Che domande, entrambi! 

Facciamo un esperimento.
Pensate a un piatto di spaghetti al pomodoro.
Potete avere in mente il classico piatto fatto in casa, cotto senza tanto pensarci su, un sugo che “uno vale l’altro“, impiattato come capita e con una generosa grattata di un formaggio X.
E mangiate, fine.
Ora pensate a un ristorante fine, dove vi servono un piatto di spaghetti alla chitarra di grano tal de tali, adagiati su letto di pomodoro siccagno IGP, con basilico ligure e scaglie di Piave Stravecchio di malga. Impiattato su ardesia, con guarnizioni di ristretto di un vino Y.

Evidentemente c’è una differenza, tra le due esperienze, e non è data dalle kilocalorie che assumete con quel piatto.

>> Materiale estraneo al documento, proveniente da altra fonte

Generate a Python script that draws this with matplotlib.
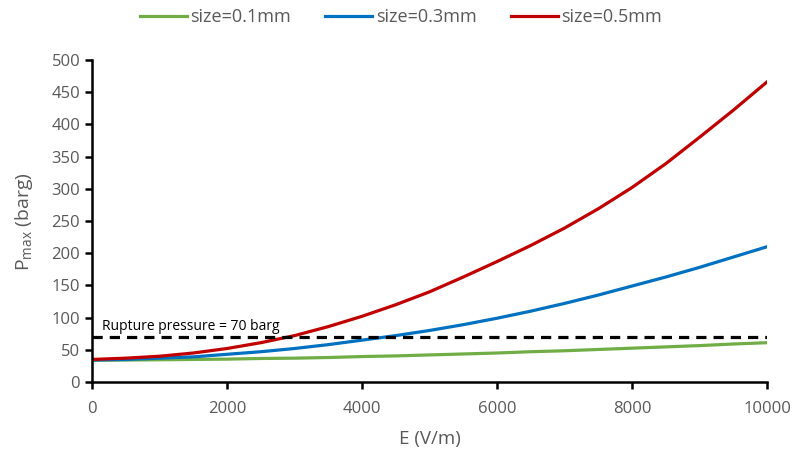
import numpy as np
import matplotlib.pyplot as plt

e_field = [0, 500, 1000, 1500, 2000, 2500, 3000, 3500, 4000, 4500, 5000,
           5500, 6000, 6500, 7000, 7500, 8000, 8500, 9000, 9500, 10000]
p_01mm = [34, 34, 34.5, 35, 35.5, 36.5, 37, 38, 39.5, 40.5, 42,
          43.5, 45, 47, 48.5, 50.5, 52.5, 54.5, 56.5, 59, 61]
p_03mm = [34, 35, 37, 39, 43, 47, 52, 58, 65, 72, 80,
          89, 99, 110, 122, 135, 149, 163, 178, 194, 210]
p_05mm = [35, 37, 40, 45, 52, 61, 72, 86, 102, 120, 140,
          163, 187, 212, 239, 269, 302, 339, 380, 422, 466]
rupture = 70

plt.rcParams['font.family'] = ['Open Sans', 'DejaVu Sans']

fig = plt.figure(figsize=(7.94, 4.61), dpi=100)
ax = fig.add_axes([0.1159, 0.1714, 0.8501, 0.6984])

ax.plot(e_field, p_01mm, color='#70ad47', lw=2.3, label='size=0.1mm')
ax.plot(e_field, p_03mm, color='#0070c0', lw=2.3, label='size=0.3mm')
ax.plot(e_field, p_05mm, color='#c00000', lw=2.3, label='size=0.5mm')
ax.plot([e_field[0], e_field[-1]], [rupture, rupture], color='black', lw=2.3,
        ls=(0, (3.2, 2.2)))
ax.text(150, 80, 'Rupture pressure = 70 barg', fontsize=10, color='black')

ax.set_xlim(0, 10000)
ax.set_ylim(0, 500)
ax.set_xticks(np.arange(0, 10001, 2000))
ax.set_yticks(np.arange(0, 501, 50))
ax.spines['top'].set_visible(False)
ax.spines['right'].set_visible(False)
ax.spines['left'].set_linewidth(1.8)
ax.spines['bottom'].set_linewidth(1.8)
ax.tick_params(axis='both', direction='out', length=5, width=1.8,
               labelsize=12, labelcolor='#595959', color='black')
ax.tick_params(axis='x', pad=9)
ax.set_xlabel('E (V/m)', fontsize=13.5, color='#595959', labelpad=9)
ax.set_ylabel(r'P$_{\mathregular{max}}$ (barg)', fontsize=14, color='#595959', labelpad=12)

fig.legend(loc='upper center', bbox_to_anchor=(0.505, 1.018), ncol=3, frameon=False,
           fontsize=13, handlelength=2.6, handletextpad=0.2, columnspacing=1.9,
           labelcolor='#595959')

fig.savefig('out.png', dpi=100)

Avete già capito dove voglio arrivare: l’esperienza globale di un atto come il mangiare è troppo complessa per ridurla a un solo senso (il gusto), e certamente non è sinonimo di riempirsi la pancia.
Dire “anche l’occhio vuole la sua parte” è ancora riduttivo: la vuole anche l’orecchio, e il naso, e non dimentichiamo che la lingua non si limita a sentire i sapori ma ha anche una funzione tattile. E poi interviene la temperatura dell’alimento, spesso trascurata nelle analisi organolettiche.

Se questo vale per un piatto di spaghetti, che mangiamo volentieri anche se non è “stellato”, quando si parla di un alimento che non è strettamente necessario per vivere come un dolce (nello specifico, un cioccolatino), quello che sta al contorno è di vitale importanza.

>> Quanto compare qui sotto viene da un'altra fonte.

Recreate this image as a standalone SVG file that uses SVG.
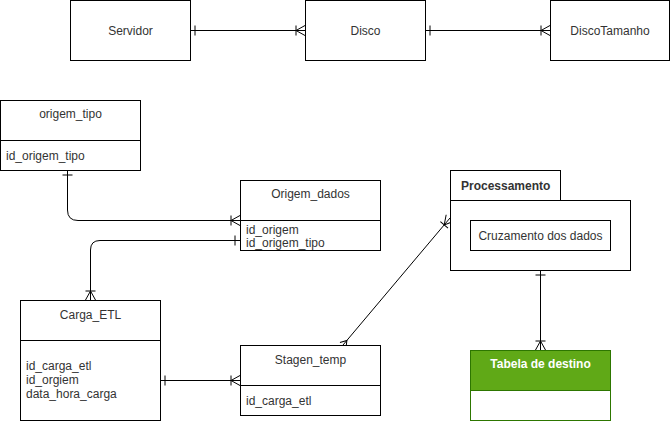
<svg xmlns="http://www.w3.org/2000/svg" width="671" height="421" viewBox="0 0 671 421">
<style>
.box{fill:#fff;stroke:#000;stroke-width:1}
.t{font-family:"Liberation Sans",Arial,sans-serif;font-size:12px;fill:#333;dominant-baseline:central}
.c{text-anchor:middle}
.b{font-weight:bold}
.w{fill:#fff}
.e{fill:none;stroke:#000;stroke-width:1}
</style>
<defs>
<marker id="one" viewBox="-14 -7 16 14" refX="0" refY="0" markerWidth="16" markerHeight="14" markerUnits="userSpaceOnUse" orient="auto-start-reverse">
<path d="M-5,-5 L-5,5" fill="none" stroke="#000" stroke-width="1"/>
</marker>
<marker id="otm" viewBox="-14 -7 16 14" refX="0" refY="0" markerWidth="16" markerHeight="14" markerUnits="userSpaceOnUse" orient="auto-start-reverse">
<path d="M0,-5 L-9,0 L0,5 M-9,-5 L-9,5" fill="none" stroke="#000" stroke-width="1"/>
</marker>
<marker id="many" viewBox="-14 -7 16 14" refX="0" refY="0" markerWidth="16" markerHeight="14" markerUnits="userSpaceOnUse" orient="auto-start-reverse">
<path d="M0,-4 L-6,0 L0,4" fill="none" stroke="#000" stroke-width="1"/>
</marker>
</defs>
<g id="connectors">
<path class="e" d="M190,30.5 L305,30.5" marker-start="url(#one)" marker-end="url(#otm)"/>
<path class="e" d="M425,30.5 L550,30.5" marker-start="url(#one)" marker-end="url(#otm)"/>
<path class="e" d="M67.5,170 L67.5,210 Q67.5,220.5 78,220.5 L240,220.5" marker-start="url(#one)" marker-end="url(#otm)"/>
<path class="e" d="M240,240.5 L100,240.5 Q90.5,240.5 90.5,250 L90.5,300" marker-start="url(#one)" marker-end="url(#otm)"/>
<path class="e" d="M160,380.5 L240,380.5" marker-start="url(#one)" marker-end="url(#otm)"/>
<path class="e" d="M540.5,270 L540.5,350" marker-start="url(#one)" marker-end="url(#otm)"/>
<path class="e" d="M343,345 L450,218" marker-start="url(#many)" marker-end="url(#otm)"/>
</g>
<g id="servidor">
<rect class="box" x="70.5" y="0.5" width="120" height="60"/>
<text class="t c" x="130.5" y="30.5">Servidor</text>
</g>
<g id="disco">
<rect class="box" x="305.5" y="0.5" width="120" height="60"/>
<text class="t c" x="365.5" y="30.5">Disco</text>
</g>
<g id="discotamanho">
<rect class="box" x="550.5" y="0.5" width="119" height="60"/>
<text class="t c" x="610" y="30.5">DiscoTamanho</text>
</g>
<g id="origem_tipo">
<rect class="box" x="0.5" y="100.5" width="140" height="70"/>
<line class="e" x1="0.5" y1="140.5" x2="140.5" y2="140.5"/>
<text class="t c" x="70.5" y="114">origem_tipo</text>
<text class="t" x="6" y="156">id_origem_tipo</text>
</g>
<g id="origem_dados">
<rect class="box" x="240.5" y="180.5" width="140" height="70"/>
<line class="e" x1="240.5" y1="220.5" x2="380.5" y2="220.5"/>
<text class="t c" x="310.5" y="194">Origem_dados</text>
<text class="t" x="246" y="230">id_origem</text>
<text class="t" x="246" y="243">id_origem_tipo</text>
</g>
<g id="carga_etl">
<rect class="box" x="20.5" y="300.5" width="140" height="120"/>
<line class="e" x1="20.5" y1="340.5" x2="160.5" y2="340.5"/>
<text class="t c" x="90.5" y="315">Carga_ETL</text>
<text class="t" x="26" y="366">id_carga_etl</text>
<text class="t" x="26" y="380">id_orgiem</text>
<text class="t" x="26" y="394">data_hora_carga</text>
</g>
<g id="stagen_temp">
<rect class="box" x="240.5" y="345.5" width="140" height="70"/>
<line class="e" x1="240.5" y1="385.5" x2="380.5" y2="385.5"/>
<text class="t c" x="310.5" y="360">Stagen_temp</text>
<text class="t" x="246" y="401">id_carga_etl</text>
</g>
<g id="processamento">
<rect class="box" x="450.5" y="170.5" width="110" height="30"/>
<rect class="box" x="450.5" y="200.5" width="180" height="70"/>
<text class="t b" x="461" y="185.5">Processamento</text>
</g>
<g id="cruzamento">
<rect class="box" x="470.5" y="220.5" width="140" height="30"/>
<text class="t c" x="540.5" y="235.5">Cruzamento dos dados</text>
</g>
<g id="tabela_destino">
<rect x="470.5" y="350.5" width="140" height="70" fill="#fff" stroke="#2D7600"/>
<rect x="470.5" y="350.5" width="140" height="40" fill="#60a917" stroke="#2D7600"/>
<text class="t c b w" x="540.5" y="364">Tabela de destino</text>
</g>
</svg>
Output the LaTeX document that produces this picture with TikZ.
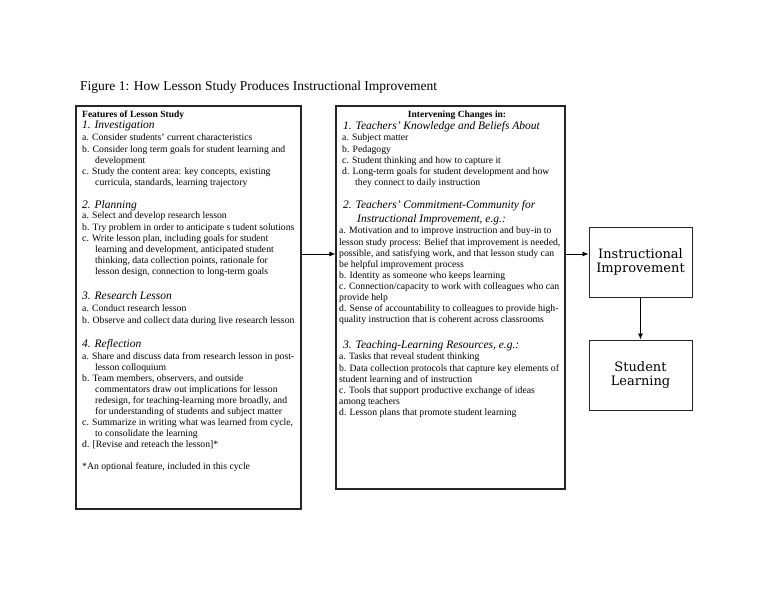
\documentclass[tikz,border=0pt]{standalone}
\usepackage{fontspec}
\setmainfont{Liberation Serif}
\newfontfamily\boxfont{DejaVu Serif}
\usetikzlibrary{arrows.meta}
\tikzset{
  box/.style={draw=black!85, line width=1.2pt, inner sep=0pt},
  sbox/.style={draw=black!85, line width=1pt, inner sep=0pt, align=center, font=\boxfont\fontsize{13}{13.5}\selectfont},
  txt/.style={anchor=north west, inner sep=0pt, align=left, font=\fontsize{9.7}{11.1}\selectfont},
  hd/.style={anchor=north west, inner sep=0pt, align=left, font=\fontsize{11.5}{14}\selectfont\itshape},
  bhd/.style={inner sep=0pt, font=\fontsize{9.5}{11}\selectfont\bfseries},
  arr/.style={draw=black, line width=0.8pt, -{Latex[length=6pt,width=5pt]}}
}
\newcommand{\ind}{\hspace*{13pt}}
\begin{document}
\begin{tikzpicture}[x=1pt,y=-1pt]
\useasboundingbox (0,0) rectangle (768,594);
% title
\node[anchor=base west, inner sep=0pt, font=\fontsize{13.5}{15}\selectfont] (title) at (80,90) {Figure 1: How Lesson Study Produces Instructional Improvement};
% boxes
\node[box, minimum width=225pt, minimum height=403pt] (features) at (188.5,307.5) {};
\node[box, minimum width=229pt, minimum height=383pt] (changes) at (450.5,297.5) {};
\node[sbox, minimum width=103pt, minimum height=70pt] (instr) at (640.5,262) {Instructional\\Improvement};
\node[sbox, minimum width=103pt, minimum height=70pt] (learn) at (640.5,375) {Student\\Learning};
% connectors
\coordinate (a1) at (0,254);
\draw[arr] (features.east |- a1) -- (changes.west |- a1);
\draw[arr] (changes.east |- a1) -- (instr.west |- a1);
\draw[arr] (instr.south) -- (learn.north);
% left box text
\node[bhd, anchor=base west] (fh) at (82,117) {Features of Lesson Study};
\node[hd] (lh1) at (82,121) {1. Investigation};
\node[txt] (l1) at (82,134) {a. Consider students' current characteristics\\
b. Consider long term goals for student learning and\\
\ind development\\
c. Study the content area: key concepts, existing\\
\ind curricula, standards, learning trajectory};
\node[hd] (lh2) at (82,200) {2. Planning};
\node[txt] (l2) at (82,212) {a. Select and develop research lesson\\
b. Try problem in order to anticipate s tudent solutions\\
c. Write lesson plan, including goals for student\\
\ind learning and development, anticipated student\\
\ind thinking, data collection points, rationale for\\
\ind lesson design, connection to long-term goals};
\node[hd] (lh3) at (82,291) {3. Research Lesson};
\node[txt] (l3) at (82,305) {a. Conduct research lesson\\
b. Observe and collect data during live research lesson};
\node[hd] (lh4) at (82,339) {4. Reflection};
\node[txt] (l4) at (82,352) {a. Share and discuss data from research lesson in post-\\
\ind lesson colloquium\\
b. Team members, observers, and outside\\
\ind commentators draw out implications for lesson\\
\ind redesign, for teaching-learning more broadly, and\\
\ind for understanding of students and subject matter\\
c. Summarize in writing what was learned from cycle,\\
\ind to consolidate the learning\\
d. [Revise and reteach the lesson]*};
\node[txt] (fn) at (82,462) {*An optional feature, included in this cycle};
% middle box text
\node[bhd, anchor=base] (mh) at (457,117) {Intervening Changes in:};
\node[hd] (mh1) at (343,121) {1. Teachers' Knowledge and Beliefs About};
\node[txt] (m1) at (342,134) {a. Subject matter\\
b. Pedagogy\\
c. Student thinking and how to capture it\\
d. Long-term goals for student development and how\\
\ind they connect to daily instruction};
\node[hd] (mh2) at (343,200) {2. Teachers' Commitment-Community for\\
\hspace*{14pt}Instructional Improvement, e.g.:};
\node[txt] (m2) at (339,227) {a. Motivation and to improve instruction and buy-in to\\
lesson study process: Belief that improvement is needed,\\
possible, and satisfying work, and that lesson study can\\
be helpful improvement process\\
b. Identity as someone who keeps learning\\
c. Connection/capacity to work with colleagues who can\\
provide help\\
d. Sense of accountability to colleagues to provide high-\\
quality instruction that is coherent across classrooms};
\node[hd] (mh3) at (343,340) {3. Teaching-Learning Resources, e.g.:};
\node[txt] (m3) at (339,353) {a. Tasks that reveal student thinking\\
b. Data collection protocols that capture key elements of\\
student learning and of instruction\\
c. Tools that support productive exchange of ideas\\
among teachers\\
d. Lesson plans that promote student learning};
\end{tikzpicture}
\end{document}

Ecco, immaginate un cremino fatto con le migliori nocciole di Avellino e con un cacao strepitoso del Ghana; a nulla varranno le sue qualità, se è mal tagliato, poveramente presentato e per nulla descritto.


Invece: tagliato a mano per bene, incartato (con cura) in una carta metallica di un colore piacevole, descritto nel dettaglio sulle origini della materia prima, evidenziando il perché siano così speciali, e del metodo con cui lo abbiamo prodotto, presentato in un contenitore che impreziosisce ulteriormente.
Ecco, quale dei due, a sensazione, vi darà maggior piacere?

Per quello che riguarda il cioccolato nel senso stretto, parlo quindi della materia prima “cioccolato”, si apre un ulteriore mondo sulle qualità intrinseche che spesso non trovano posto nelle già sintetiche descrizioni dell’insieme.

Scaglie di cioccolato. Quale cioccolato? Chissà.


Ci si limita talvolta a darne l’origine (es: Venezuela) o la tipologia del cacao (es: Amenolado), senza però dire praticamente nulla al destinatario dell’informazione.

Quando mi si chiede come capire se un cioccolato è buono, mi trovo spesso a fare il parallelo con i vini: nella parola “vino di Toscana” rientra il “Chianti” come il “Vino da tavola dello zio Peppino “, così dire che un cacao è venezuelano non vuol certo dire che si tratta di un cacao strepitoso. E temo che pochi tra gli amanti amatoriali del cioccolato sappiano davvero la differenza tra un Criollo e un Purús… Ma esistiamo noi cioccolatieri apposta, come per i vini esistono i sommelier e per le birre i mastri birrai.

Non abbiate quindi timore a chiedere al vostro cioccolatiere che caratteristiche ha il suo cioccolato.
Se è un cioccolatiere che fa quel mestiere per passione, saprà non solo spiegarvi tutto quello che desiderate sapere, ma probabilmente finirete per appassionarvi e iscrivervi a un corso di cioccolateria!